What Changes the Slope
Only a change in relative prices alters the slope. If income rises while both prices stay the same, the budget line shifts outward in parallel. You can buy more of everything, but the trade-off rate between the two goods has not changed, so the slope stays put.
A price change in just one good, however, pivots the line around the intercept of the unchanged good. If good X gets cheaper, the X-intercept stretches outward while the Y-intercept stays fixed, flattening the line. If good X gets more expensive, the X-intercept pulls inward and the line steepens. You can see this in real life every time fuel prices spike: the budget line between gasoline and everything else rotates inward on the gasoline axis, and drivers respond by cutting back on miles driven.

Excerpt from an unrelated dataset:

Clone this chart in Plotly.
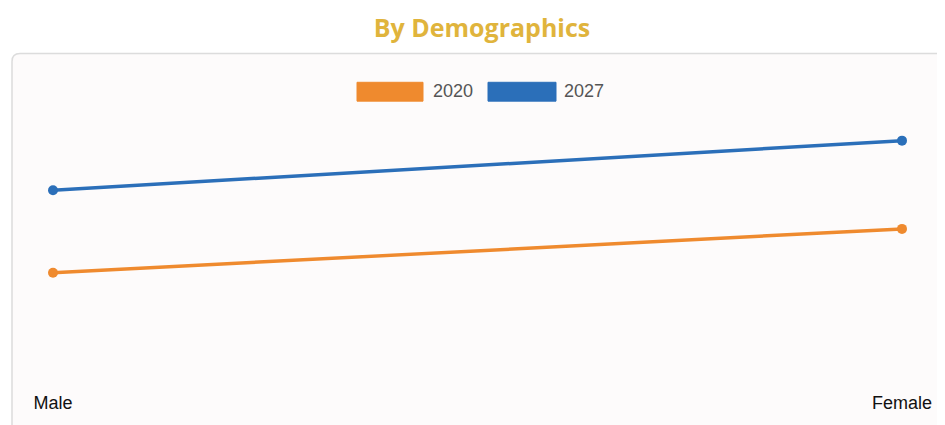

Taxes and subsidies that target a single product work the same way. An excise tax on sugary drinks raises the effective price of those drinks relative to other beverages, steepening the slope against them. A per-unit subsidy on solar panels lowers their effective price, flattening the slope in their favor. Neither policy changes total income directly, but both change the relative price and therefore the slope.
Kinked and Non-Linear Budget Lines
The standard budget line assumes constant prices regardless of quantity. Real markets often violate that assumption, producing budget constraints with kinks or curves rather than a single straight slope.
- Quantity discounts: A store selling granola bars at $2 each but offering a 10-pack for $10 creates two different slopes. Below 10 bars, the slope reflects the $2 price. At 10 and above, it reflects the $1 price. The kink at 10 units can make it rational to buy the full pack even if you only want 8, because the total cost ends up lower.
- Tiered utility rates: Many electricity providers charge one rate for an initial block of kilowatt-hours and a higher rate beyond that threshold. The budget line starts with a gentle slope and steepens at the tier boundary, discouraging heavy consumption.
- Gift cards: A $25 gift card usable only at a coffee shop gives you free coffee up to the card’s value, producing a flat segment with a slope of zero before the constraint reverts to the normal slope once the card is exhausted.
Kinked constraints matter because the tangency rule from the previous section can break down at the kink itself. The optimal bundle may sit right at the kink even though no smooth tangency exists there. Blindly applying the MRS-equals-price-ratio formula in these cases can steer you to the wrong answer.
The Slope in Intertemporal Choices
Budget lines are not limited to choosing between two physical goods. One of the most practical applications puts “consumption today” on one axis and “consumption tomorrow” on the other. In this version, the slope is −(1 + r), where r is the real interest rate. If the real rate is 4%, giving up one dollar of spending today lets you spend $1.04 tomorrow.
When interest rates rise, the intertemporal budget line steepens, making future consumption relatively cheaper. That is the mechanism behind the familiar advice that higher rates encourage saving: the slope literally makes tomorrow’s spending a better deal compared to today’s. Conversely, low rates flatten the line, reducing the reward for waiting and nudging consumers toward spending now. Every time a central bank adjusts its benchmark rate, it is effectively rotating millions of household budget lines along the time dimension.